Rond directe democratie heerst vaak spraakverwarring. Deze begrippenlijst draagt hopelijk bij aan meer helderheid. De begrippen overlappen elkaar vaak. Een correctief referendum kan bijvoorbeeld zowel adviserend als bindend zijn.
Adviserend referendum: Een niet-bindend referendum, waarvan de uitslag genegeerd kan worden door de overheid.
Beslissend referendum: Een referendum waarvan de uitslag door de overheid uitgevoerd moet worden. Het tegendeel van een adviserend of consultatief referendum.
Bindend referendum: Hetzelfde als een beslissend referendum.
Boycotactie: Als een referendum met opkomstdrempel gehouden wordt, en tegenstanders van het referendum dreigen te verliezen, heeft het voor hen soms zin om een boycotactie te organiseren. Men roept op om niet te gaan stemmen zodat het referendum ongeldig wordt verklaard. Dit is één van de vele redenen om geen opkomstdrempels in te voeren.
Burgerinitiatief: Het recht van burgers om een voorstel in te dienen in bijvoorbeeld een gemeenteraad, Provinciale Staten of de Tweede Kamer. Dit is slechts een agendarecht en leidt niet tot een referendum.
Consultatief referendum: Hetzelfde als een adviserend referendum.
Correctief referendum: Een door burgers aangevraagd referendum over een door de overheid aangenomen wet/verordening of een genomen besluit. Het doel van de burgers die het referendum aanvroegen, is het terugdraaien (corrigeren) van het besluit. Het correctief referendum staat tegenover het volksinitiatief (een referendum over door burgers aangedragen onderwerp).
Directe democratie: Een besluitvormingssysteem waarin burgers hun democratische besluitvormingsrechten direct uitoefenen, via bijvoorbeeld referenda, in plaats van alleen indirect via verkiezingen. In tegenstelling tot beweringen van tegenstanders kan de directe democratie heel goed ingebed worden in een vertegenwoordigend systeem. De meeste Westerse staten kennen een vertegenwoordigend systeem aangevuld met referenda of andere vormen van directe democratie. De mengvorm tussen directe en vertegenwoordigende democratie is de norm.
Facultatief referendum: Een referendum dat gehouden wordt nadat burgers handtekeningen hebben ingezameld (dat, met andere woorden, niet automatisch op grond van de wet gehouden wordt). Het tegenovergestelde van een obligatoir of verplicht referendum.

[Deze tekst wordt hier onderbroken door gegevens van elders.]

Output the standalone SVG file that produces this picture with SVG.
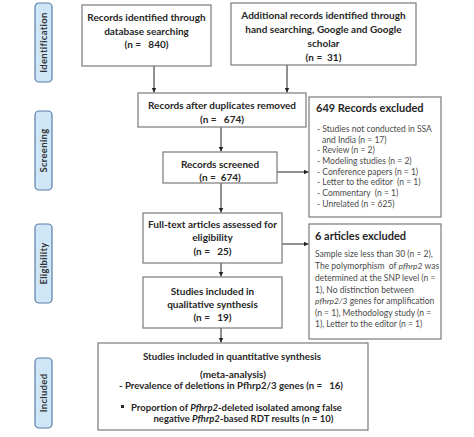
<svg xmlns="http://www.w3.org/2000/svg" width="474" height="437" viewBox="0 0 474 437">
<defs>
<marker id="ah" markerWidth="6" markerHeight="6" refX="5" refY="3" orient="auto" markerUnits="userSpaceOnUse">
<path d="M0,0.5 L5,3 L0,5.5 Z" fill="#222"/>
</marker>
<style>
.box{fill:#fff;stroke:#7a7a7a;stroke-width:1.2}
.side{fill:#cfe6f6;stroke:#5a7fa8;stroke-width:1.2}
.sl{font-family:Lato,"Liberation Sans",sans-serif;font-size:9.5px;font-weight:bold;fill:#333;text-anchor:middle;letter-spacing:0.3px}
.t{font-family:Lato,"Liberation Sans",sans-serif;font-size:10px;font-weight:bold;fill:#262626;text-anchor:middle;white-space:pre}
.l{text-anchor:start}
.b{font-size:9.5px}
.h{font-family:Lato,"Liberation Sans",sans-serif;font-size:11px;font-weight:bold;fill:#262626;white-space:pre}
.s{font-family:Lato,"Liberation Sans",sans-serif;font-size:8.5px;fill:#4a4a4a;white-space:pre}
.i{font-style:italic}
.c{stroke:#222;stroke-width:1;fill:none;marker-end:url(#ah)}
</style>
</defs>
<rect width="474" height="437" fill="#fff"/>

<g id="phase-identification"><rect class="side" x="35" y="3" width="17" height="79" rx="4"/><text class="sl" transform="translate(46.5,42.5) rotate(-90)">Identification</text></g>
<g id="phase-screening"><rect class="side" x="35" y="111" width="17" height="79" rx="4"/><text class="sl" transform="translate(46.5,150.5) rotate(-90)">Screening</text></g>
<g id="phase-eligibility"><rect class="side" x="35" y="224" width="17" height="79" rx="4"/><text class="sl" transform="translate(46.5,263.5) rotate(-90)">Eligibility</text></g>
<g id="phase-included"><rect class="side" x="35" y="358" width="17" height="70" rx="4"/><text class="sl" transform="translate(46.5,393) rotate(-90)">Included</text></g>

<g id="connectors">
<path class="c" d="M154,66 V92.5"/>
<path class="c" d="M287,65 V92.5"/>
<path class="c" d="M221,127 V151.5"/>
<path class="c" d="M221,183 V212.5"/>
<path class="c" d="M221,263 V276.5"/>
<path class="c" d="M221,328 V342.5"/>
<path class="c" d="M277,172 H308.5"/>
<path class="c" d="M282,244 H308.5"/>
</g>

<g id="n-database">
<rect class="box" x="82" y="5" width="129" height="61"/>
<text class="t" x="146.5" y="21">Records identified through</text>
<text class="t" x="146.5" y="34.5">database searching</text>
<text class="t" x="146.5" y="48">(n =   840)</text>
</g>

<g id="n-additional">
<rect class="box" x="231" y="3" width="185" height="62"/>
<text class="t" x="323.5" y="19">Additional records identified through</text>
<text class="t" x="323.5" y="33">hand searching, Google and Google</text>
<text class="t" x="323.5" y="47">scholar</text>
<text class="t" x="323.5" y="60.5">(n =  31)</text>
</g>

<g id="n-duplicates">
<rect class="box" x="138" y="93" width="168" height="34"/>
<text class="t" x="222" y="108.5">Records after duplicates removed</text>
<text class="t" x="222" y="122.5">(n =   674)</text>
</g>

<g id="n-excluded649">
<rect class="box" x="309" y="97" width="132" height="120"/>
<text class="h" x="316" y="112">649 Records excluded</text>
<text class="s" x="317" y="132">- Studies not conducted in SSA</text>
<text class="s" x="322" y="142.5">and India (n = 17)</text>
<text class="s" x="317" y="153">- Review (n = 2)</text>
<text class="s" x="317" y="164">- Modeling studies (n = 2)</text>
<text class="s" x="317" y="174.5">- Conference papers (n = 1)</text>
<text class="s" x="317" y="185">- Letter to the editor  (n = 1)</text>
<text class="s" x="317" y="195.5">- Commentary  (n = 1)</text>
<text class="s" x="317" y="206.5">- Unrelated (n = 625)</text>
</g>

<g id="n-screened">
<rect class="box" x="163" y="152" width="114" height="31"/>
<text class="t" x="220" y="167.5">Records screened</text>
<text class="t" x="220" y="181">(n =  674)</text>
</g>

<g id="n-fulltext">
<rect class="box" x="143" y="213" width="139" height="50"/>
<text class="t" x="212.5" y="227.5">Full-text articles assessed for</text>
<text class="t" x="212.5" y="240.5">eligibility</text>
<text class="t" x="212.5" y="254.5">(n =   25)</text>
</g>

<g id="n-excluded6">
<rect class="box" x="309" y="224" width="132" height="115"/>
<text class="h" x="315" y="240">6 articles excluded</text>
<text class="s" x="315" y="257">Sample size less than 30 (n = 2),</text>
<text class="s" x="315" y="269">The polymorphism  of <tspan class="i">pfhrp2</tspan> was</text>
<text class="s" x="315" y="280.5">determined at the SNP level (n =</text>
<text class="s" x="315" y="292.5">1), No distinction between</text>
<text class="s" x="315" y="304"><tspan class="i">pfhrp2/3</tspan> genes for amplification</text>
<text class="s" x="315" y="315.5">(n = 1), Methodology study (n =</text>
<text class="s" x="315" y="327">1), Letter to the editor (n = 1)</text>
</g>

<g id="n-qualitative">
<rect class="box" x="143" y="277" width="139" height="51"/>
<text class="t" x="212.5" y="294.5">Studies included in</text>
<text class="t" x="212.5" y="307.5">qualitative synthesis</text>
<text class="t" x="212.5" y="321">(n =   19)</text>
</g>

<g id="n-quantitative">
<rect class="box" x="98" y="343" width="270" height="87"/>
<text class="t l" x="143" y="360" textLength="178" lengthAdjust="spacingAndGlyphs">Studies included in quantitative synthesis</text>
<text class="t l" x="200" y="377.5" textLength="66" lengthAdjust="spacingAndGlyphs">(meta-analysis)</text>
<text class="t l" x="119" y="389" textLength="224" lengthAdjust="spacingAndGlyphs">- Prevalence of deletions in Pfhrp2/3 genes (n =   16)</text>
<rect x="121" y="405" width="3" height="3" fill="#262626"/>
<text class="t b" x="236.5" y="410.5">Proportion of <tspan class="i">Pfhrp2</tspan>-deleted isolated among false</text>
<text class="t b" x="243.5" y="422">negative <tspan class="i">Pfhrp2</tspan>-based RDT results (n = 10)</text>
</g>
</svg>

Handtekeningendrempel: Het minimum aantal handtekeningen of andere ondersteuningsverklaringen die de organisatoren van een referendumaanvraag moeten verzamelen om het referendum te verkrijgen.
Obligatoir referendum: Een referendum dat op grond van de wet gehouden moet worden (in Zwitserland moeten bijvoorbeeld alle grondwetswijzigingen verplicht aan de burgers worden voorgelegd).
Opkomstdrempel: Drempel voor de geldigheid van een referendumuitslag; als bijvoorbeeld minder dan 50% van de kiezers komt stemmen, is het referendum ongeldig. Opkomstdrempels zouden geheel vermeden moeten worden omdat ze boycotacties uitlokken en de minderheid hun zin geven terwijl de meerderheid net nakijken heeft.
Qourum: Hetzelfde als een opkomstdrempel.
Raadplegend referendum: Een term die in de Nederlandse politiek gebruikt wordt: een niet-bindend referendum dat door de Tweede Kamer, Provinciale Staten of een gemeenteraad wordt uitgeschreven (‘de politiek raadpleegt burgers’).
Raadgevend referendum: Een term die in de Nederlandse politiek gebruikt wordt: een niet-bindend referendum dat door burgers is aangevraagd via handtekeningeninzameling (‘burgers geven raad aan de politiek’).
Verplicht referendum: Hetzelfde als een obligatoir referendum.
Volksinitiatief: Een referendum over een door burgers geformuleerd voorstel. Dit is het kernstuk van een directe democratie. In Zwitserland bestaat het volksinitiatief op federaal niveau al sinds 1891.